You’ll know you made the decision to come to this place.
“this place” is the town of caesura, known colloquially by its residents as “the blinds;” a gated community for memory-wiped criminals, a prison where you’re free to leave, but to which you can never return, fully aware that what waits for you on the other side of the gates most likely wants to kill you.
i’ve read sternbergh’s Shovel Ready, but still – foolishly -haven’t gotten around to reading the sequel – Near Enemy, but this book here is an altogether different creature.
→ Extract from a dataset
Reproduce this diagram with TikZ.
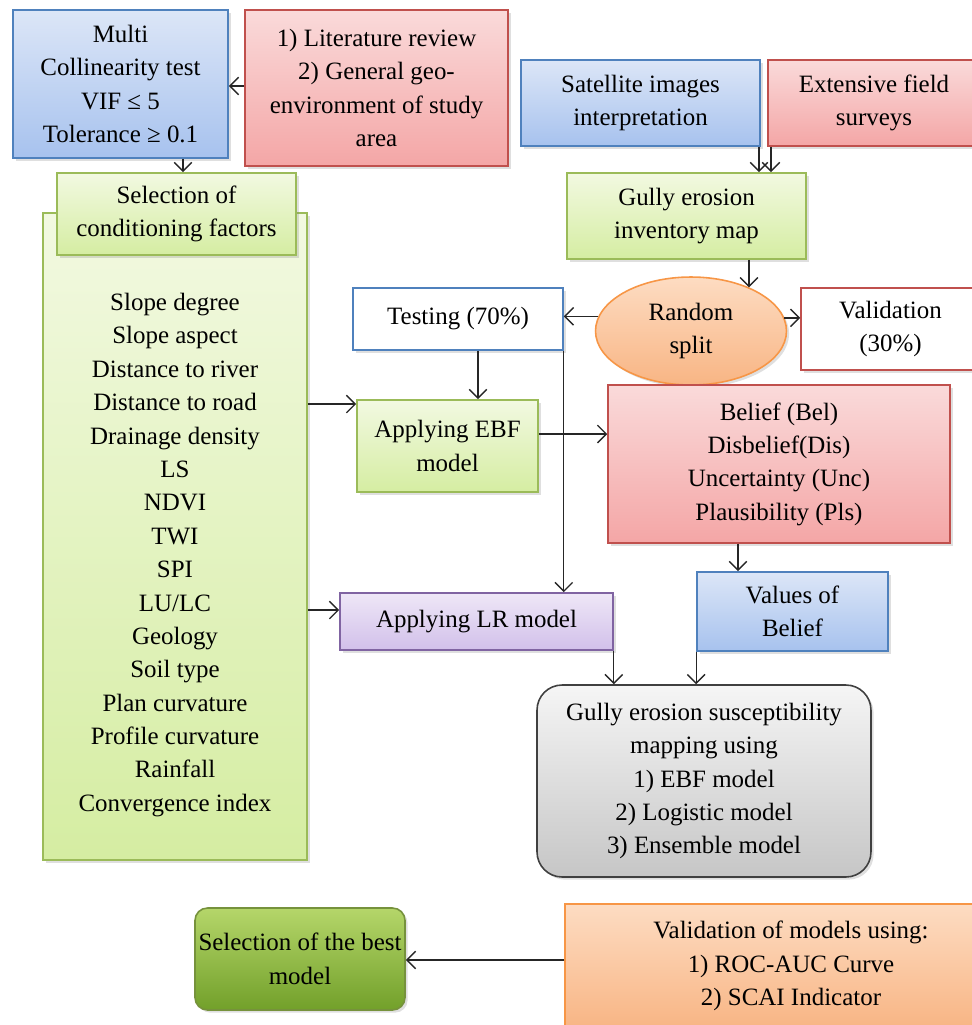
\documentclass[tikz,border=0pt]{standalone}
\usepackage{fontspec}
\setmainfont{Liberation Serif}
\usepackage{xcolor}
\definecolor{bluline}{HTML}{4F81BD}
\definecolor{blutop}{HTML}{DCE6F7}
\definecolor{blubot}{HTML}{A7C2EE}
\definecolor{redline}{HTML}{C0504D}
\definecolor{redtop}{HTML}{FADADA}
\definecolor{redbot}{HTML}{F4A6A6}
\definecolor{grnline}{HTML}{9BBB59}
\definecolor{grntop}{HTML}{F2F9E1}
\definecolor{grnbot}{HTML}{D5EDA2}
\definecolor{prpline}{HTML}{8064A2}
\definecolor{prptop}{HTML}{EEE7F7}
\definecolor{prpbot}{HTML}{D2C0EA}
\definecolor{orgline}{HTML}{F79646}
\definecolor{orgtop}{HTML}{FDDCC2}
\definecolor{orgbot}{HTML}{F8B584}
\definecolor{gryline}{HTML}{404040}
\definecolor{grytop}{HTML}{F5F5F5}
\definecolor{grybot}{HTML}{C6C6C6}
\definecolor{dgrline}{HTML}{76923C}
\definecolor{dgrtop}{HTML}{B5D66A}
\definecolor{dgrbot}{HTML}{72A02A}
\usetikzlibrary{arrows.meta}
\usetikzlibrary{shadows}
\usetikzlibrary{shapes.geometric}

\begin{document}
\begin{tikzpicture}
[x=0.02cm,y=-0.02cm,
font=\fontsize{14.2}{19}\selectfont,
>={Straight Barb[length=5pt,width=10pt]},
flow/.style={->,draw=black!85,line width=0.8pt},
boxx/.style={rectangle,line width=0.9pt,align=center,inner sep=2pt,
  drop shadow={opacity=0.25,shadow xshift=1.5pt,shadow yshift=-1.5pt}},
blbx/.style={boxx,draw=bluline,top color=blutop,bottom color=blubot},
rdbx/.style={boxx,draw=redline,top color=redtop,bottom color=redbot},
grbx/.style={boxx,draw=grnline,top color=grntop,bottom color=grnbot},
prbx/.style={boxx,draw=prpline,top color=prptop,bottom color=prpbot},
ogbx/.style={boxx,draw=orgline,top color=orgtop,bottom color=orgbot},
wbbx/.style={boxx,draw=bluline,fill=white},
wrbx/.style={boxx,draw=redline,fill=white},
gybx/.style={boxx,draw=gryline,top color=grytop,bottom color=grybot,rounded corners=0.5cm},
dgbx/.style={boxx,draw=dgrline,top color=dgrtop,bottom color=dgrbot,rounded corners=0.25cm},
orel/.style={ellipse,line width=0.9pt,align=center,inner sep=0pt,draw=orgline,
  top color=orgtop,bottom color=orgbot,
  drop shadow={opacity=0.25,shadow xshift=1.5pt,shadow yshift=-1.5pt}}]

\useasboundingbox (0,0) rectangle (972,1025);

% top row
\node at (120.5,84) [blbx,minimum width=4.3cm,minimum height=2.96cm] (multi)
  {Multi\\Collinearity test\\VIF ≤ 5\\Tolerance ≥ 0.1};
\node at (376.5,88) [rdbx,minimum width=5.26cm,minimum height=3.12cm] (lit)
  {1) Literature review\\2) General geo-\\environment of study\\area};
\node at (640.5,103) [blbx,minimum width=4.78cm,minimum height=1.72cm] (sat)
  {Satellite images\\interpretation};
\node at (874,103) [rdbx,minimum width=4.24cm,minimum height=1.72cm] (field)
  {Extensive field\\surveys};

% factors
\node at (175,536.5) [grbx,minimum width=5.28cm,minimum height=12.94cm] (factors) {};
\node at (175,555) [align=center] (factlist)
  {Slope degree\\Slope aspect\\Distance to river\\Distance to road\\Drainage density\\LS\\NDVI\\TWI\\SPI\\LU/LC\\Geology\\Soil type\\Plan curvature\\Profile curvature\\Rainfall\\Convergence index};
\node at (176.5,214) [grbx,minimum width=4.78cm,minimum height=1.64cm] (sel)
  {Selection of\\conditioning factors};

% inventory and split
\node at (686.5,216) [grbx,minimum width=4.78cm,minimum height=1.72cm] (inv)
  {Gully erosion\\inventory map};
\node at (691,331) [orel,minimum width=3.82cm,minimum height=2.16cm] (split)
  {Random\\split};
\node at (458,319) [wbbx,minimum width=4.2cm,minimum height=1.24cm] (test)
  {Testing (70\%)};
\node at (890.5,329) [wrbx,minimum width=3.58cm,minimum height=1.64cm] (valid)
  {Validation\\(30\%)};

% models
\node at (447.5,446) [grbx,minimum width=3.62cm,minimum height=1.84cm] (ebf)
  {Applying EBF\\model};
\node at (779,464) [rdbx,minimum width=6.84cm,minimum height=3.16cm] (belief)
  {Belief (Bel)\\Disbelief(Dis)\\Uncertainty (Unc)\\Plausibility (Pls)};
\node at (476.5,621.5) [prbx,minimum width=5.46cm,minimum height=1.14cm] (lr)
  {Applying LR model};
\node at (792.5,611.5) [blbx,minimum width=3.82cm,minimum height=1.58cm] (values)
  {Values of\\Belief};
\node at (704,781) [gybx,minimum width=6.68cm,minimum height=3.84cm] (gesm)
  {Gully erosion susceptibility\\mapping using\\1) EBF model\\2) Logistic model\\3) Ensemble model};

% bottom row
\node at (300,959) [dgbx,minimum width=3.8cm,minimum height=2.04cm] (best)
  {Selection of the best\\model};
\node at (791,966) [ogbx,minimum width=9.04cm,minimum height=2.48cm] (valmod)
  {Validation of models using:\\1) ROC-AUC Curve\\2) SCAI Indicator};

% connectors
\draw [flow] (lit.west |- 0,86) to (multi.east |- 0,86);
\draw [flow] (multi.south -| 183,0) to (sel.north -| 183,0);
\draw [flow] (sat.south -| 759,0) to (inv.north -| 759,0);
\draw [flow] (field.south -| 771,0) to (inv.north -| 771,0);
\draw [flow] (inv.south -| split.37) to (split.37);
\draw [flow] (split.171) to (split.171 -| test.east);
\draw [flow] (split.8) to (split.8 -| valid.west);
\draw [flow] (test.south -| 478,0) to (ebf.north -| 478,0);
\draw [flow] (test.south east) to (test.south east |- lr.north);
\draw [flow] (factors.east |- 0,404) to (ebf.west |- 0,404);
\draw [flow] (factors.east |- 0,610) to (lr.west |- 0,610);
\draw [flow] (ebf.east |- 0,434) to (belief.west |- 0,434);
\draw [flow] (belief.south -| 738,0) to (values.north -| 738,0);
\draw [flow] (lr.south east) to (lr.south east |- gesm.north);
\draw [flow] (values.south west) to (values.south west |- gesm.north);
\draw [flow] (valmod.west |- 0,960) to (best.east |- 0,960);
\end{tikzpicture}
\end{document}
Shovel Ready is great – it’s a noir/sci-fi mashup with a really staccato pacing and it’s a helluva ride, but this one shows he’s got some serious writer-range. it’s a much more densely-plotted piece of psychological crime fiction, with deeper characterizations and a strikingly original premise that starts out strong and only gets stronger as it goes on.
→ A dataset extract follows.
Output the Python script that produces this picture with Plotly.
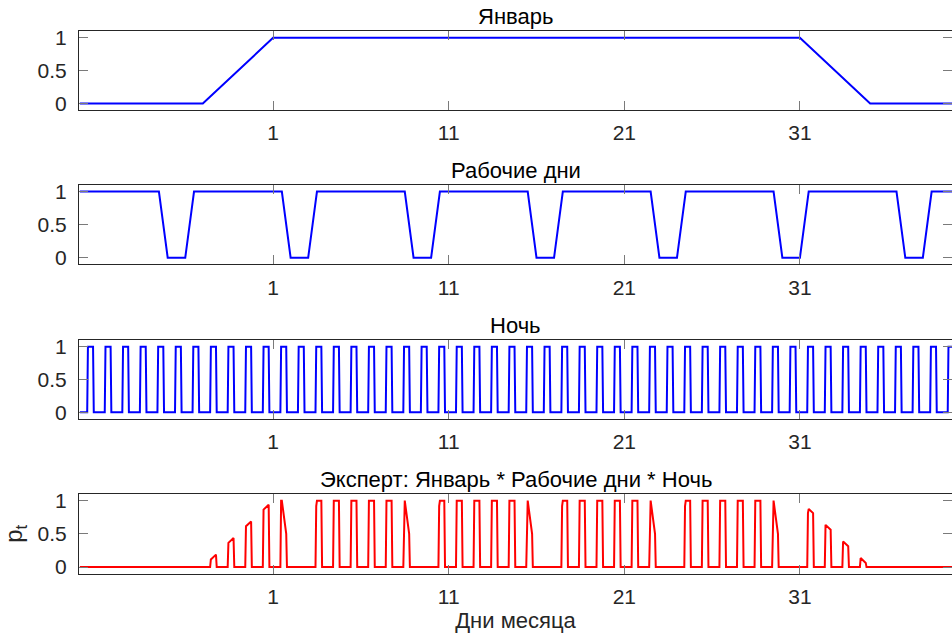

it revolves around an alternative form of witness protection; a system in place for eight years at the start of the novel, in which criminals and witnesses to crimes have chosen to have their memories selectively erased, and are relocated to a town in the middle of nowhere, texas, where, after providing the authorities with the information needed to put some very bad people away, these very bad people themselves are given new names and allowed to live out their days blissfully unaware of their own dark pasts, cut off from internet, phones, all contact with the outside world, and given a second chance to make a life for themselves among others all living under a policy of “don’t ask, don’t know, can’t tell,” not even knowing if they were the victim or the perpetrator of a terrible crime.
what could possibly go wrong?
the book covers a monday-friday timeframe, and oh, what a difference a week makes. it opens with the shock of a gunshot, but then recedes into a sort of dramatic anthropology, slowly acclimating the reader to the town’s history, its rules and inhabitants and its day-to-day routines, but as threats surface and secrets are revealed and the very foundation of the experiment is threatened, things start getting mighty intense, and once it hits that sweet spot of rapid-fire reveals and escalating violence, it just careens you through the story relentlessly and it is so, so electric.
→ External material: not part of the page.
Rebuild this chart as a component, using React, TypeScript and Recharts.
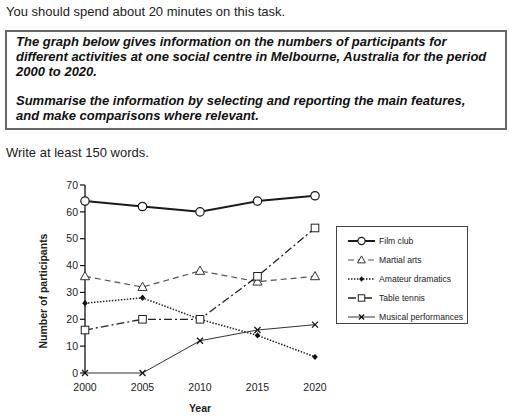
import React from 'react';
import { LineChart, Line, XAxis, YAxis } from 'recharts';

const years = [2000, 2005, 2010, 2015, 2020];
const filmClub = [64, 62, 60, 64, 66];
const martialArts = [36, 32, 38, 34, 36];
const amateurDramatics = [26, 28, 20, 14, 6];
const tableTennis = [16, 20, 20, 36, 54];
const musicalPerformances = [0, 0, 12, 16, 18];
const yTicks = [0, 10, 20, 30, 40, 50, 60, 70];

type Marker = 'circle' | 'triangle' | 'diamond' | 'square' | 'cross';

const series: { key: string; name: string; values: number[]; dash?: string; width: number; color: string; marker: Marker }[] = [
  { key: 'film', name: 'Film club', values: filmClub, width: 2, color: '#1a1a1a', marker: 'circle' },
  { key: 'martial', name: 'Martial arts', values: martialArts, dash: '6 4', width: 1.2, color: '#555', marker: 'triangle' },
  { key: 'drama', name: 'Amateur dramatics', values: amateurDramatics, dash: '1.5 1.5', width: 1.5, color: '#222', marker: 'diamond' },
  { key: 'tennis', name: 'Table tennis', values: tableTennis, dash: '8 3 2 3', width: 1.3, color: '#222', marker: 'square' },
  { key: 'music', name: 'Musical performances', values: musicalPerformances, width: 1, color: '#333', marker: 'cross' },
];

const data = years.map((year, i) => {
  const row: Record<string, number> = { year };
  series.forEach((s) => (row[s.key] = s.values[i]));
  return row;
});

const font = 'Arial, "Liberation Sans", sans-serif';

function drawMarker(type: Marker, cx: number, cy: number, key?: string, scale = 1) {
  const k = scale;
  switch (type) {
    case 'circle':
      return <circle key={key} cx={cx} cy={cy} r={4.2 * k} fill="#fff" stroke="#1a1a1a" strokeWidth={1.2} />;
    case 'triangle':
      return (
        <polygon
          key={key}
          points={`${cx},${cy - 4.8 * k} ${cx - 4.6 * k},${cy + 3.4 * k} ${cx + 4.6 * k},${cy + 3.4 * k}`}
          fill="#fff"
          stroke="#333"
          strokeWidth={1}
        />
      );
    case 'diamond':
      return (
        <polygon
          key={key}
          points={`${cx},${cy - 3.2 * k} ${cx + 2.8 * k},${cy} ${cx},${cy + 3.2 * k} ${cx - 2.8 * k},${cy}`}
          fill="#111"
        />
      );
    case 'square':
      return <rect key={key} x={cx - 3.8 * k} y={cy - 3.8 * k} width={7.6 * k} height={7.6 * k} fill="#fff" stroke="#222" strokeWidth={1} />;
    case 'cross':
      return (
        <g key={key} stroke="#111" strokeWidth={1.3}>
          <line x1={cx - 3 * k} y1={cy - 3 * k} x2={cx + 3 * k} y2={cy + 3 * k} />
          <line x1={cx - 3 * k} y1={cy + 3 * k} x2={cx + 3 * k} y2={cy - 3 * k} />
        </g>
      );
  }
}

const YLabel = (props: any) => {
  const vb = props.viewBox || { x: 0, y: 0, height: 0 };
  const cx = 43;
  const cy = vb.y + vb.height / 2 + 12;
  return (
    <text
      x={cx}
      y={cy}
      transform={`rotate(-90, ${cx}, ${cy})`}
      textAnchor="middle"
      dominantBaseline="central"
      fontFamily={font}
      fontWeight="bold"
      fontSize={10.5}
      fill="#222"
    >
      Number of participants
    </text>
  );
};

const XLabel = (props: any) => {
  const vb = props.viewBox || { x: 0, y: 0, width: 0 };
  return (
    <text x={vb.x + vb.width / 2} y={412} textAnchor="middle" fontFamily={font} fontWeight="bold" fontSize={10.5} fill="#222">
      Year
    </text>
  );
};

const Legend = () => (
  <div
    style={{
      position: 'absolute',
      left: 336,
      top: 226,
      width: 132,
      height: 98,
      border: '1.5px solid #444',
      boxSizing: 'border-box',
      fontFamily: font,
      fontSize: 8.6,
      color: '#222',
    }}
  >
    {series.map((s, i) => (
      <div key={s.key} style={{ position: 'absolute', left: 10, top: 6 + i * 19, height: 16, display: 'flex', alignItems: 'center', whiteSpace: 'nowrap' }}>
        <svg width={29} height={16} style={{ marginRight: 3 }}>
          <line x1={1} y1={8} x2={28} y2={8} stroke={s.color} strokeWidth={s.width} strokeDasharray={s.dash} />
          {drawMarker(s.marker, 14.5, 8, undefined, 0.85)}
        </svg>
        <span>{s.name}</span>
      </div>
    ))}
  </div>
);

export default function App() {
  return (
    <div style={{ position: 'absolute', left: 0, top: 0, width: 512, height: 417, background: '#fff', fontFamily: font, color: '#222' }}>
      <div style={{ position: 'absolute', left: 6, top: 4, fontSize: 13, whiteSpace: 'nowrap' }}>You should spend about 20 minutes on this task.</div>
      <div
        style={{
          position: 'absolute',
          left: 5,
          top: 30,
          width: 502,
          height: 100,
          border: '2px solid #666',
          boxSizing: 'border-box',
          padding: '3px 0 0 9px',
          fontSize: 13,
          lineHeight: '14.8px',
          fontWeight: 'bold',
          fontStyle: 'italic',
          whiteSpace: 'nowrap',
          color: '#111',
        }}
      >
        The graph below gives information on the numbers of participants for
        <br />
        different activities at one social centre in Melbourne, Australia for the period
        <br />
        2000 to 2020.
        <br />
        <br />
        Summarise the information by selecting and reporting the main features,
        <br />
        and make comparisons where relevant.
      </div>
      <div style={{ position: 'absolute', left: 6, top: 145, fontSize: 13, whiteSpace: 'nowrap' }}>Write at least 150 words.</div>

      <div style={{ position: 'absolute', left: 0, top: 0 }}>
        <LineChart width={512} height={417} data={data} margin={{ top: 185, right: 197, left: 40, bottom: 14 }}>
          <XAxis
            dataKey="year"
            type="number"
            domain={[2000, 2020]}
            ticks={years}
            axisLine={false}
            tickLine={false}
            tickMargin={5}
            height={30}
            tick={{ fill: '#222', fontSize: 10.5, fontFamily: font }}
            label={<XLabel />}
          />
          <YAxis
            domain={[0, 70]}
            ticks={yTicks}
            width={45}
            axisLine={{ stroke: '#111', strokeWidth: 1.3 }}
            tickLine={{ stroke: '#111', strokeWidth: 1.2 }}
            tickSize={5}
            tickMargin={2}
            tick={{ fill: '#222', fontSize: 10.5, fontFamily: font }}
            label={<YLabel />}
          />
          {series.map((s) => (
            <Line
              key={s.key}
              dataKey={s.key}
              name={s.name}
              type="linear"
              stroke={s.color}
              strokeWidth={s.width}
              strokeDasharray={s.dash}
              isAnimationActive={false}
              dot={(p: any) => drawMarker(s.marker, p.cx, p.cy, `${s.key}-${p.index}`)}
              activeDot={false}
            />
          ))}
        </LineChart>
      </div>
      <Legend />
    </div>
  );
}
this is a very high four star cat – i love it like crazy and i have minor complaints only, which i’m a dick for even mentioning, considering how much fun i had reading this book, but i know that years from now, someone will post a comment on this review and it will help my self-memory-wiping brain remember more details if i write the whole spectrum of reactions. there’s a little dip in momentum, in what was presumably a calculated decision, but it bugged me as a reader, even though i appreciate the irony of its being itself a caesura: the unruh backstory, while interesting and necessary, was a little draggy, and was dropped right into the middle of a rising action-cliffhanger i was desperate to see resolved, and i was all tensely coiled through this backstory i would have been interested in, but ended up reading pretty distractedly, wanting to get back to the situation unfolding in the “now.”
and there are a couple of things i didn’t buy, most notably View Spoiler »
but that’s all just quibble. this book is a wonderfully weird ride, and that action – phoar. cinematic and glorious. i could do with a sequel to this, and i promise i will read the sequel to that other one. deal?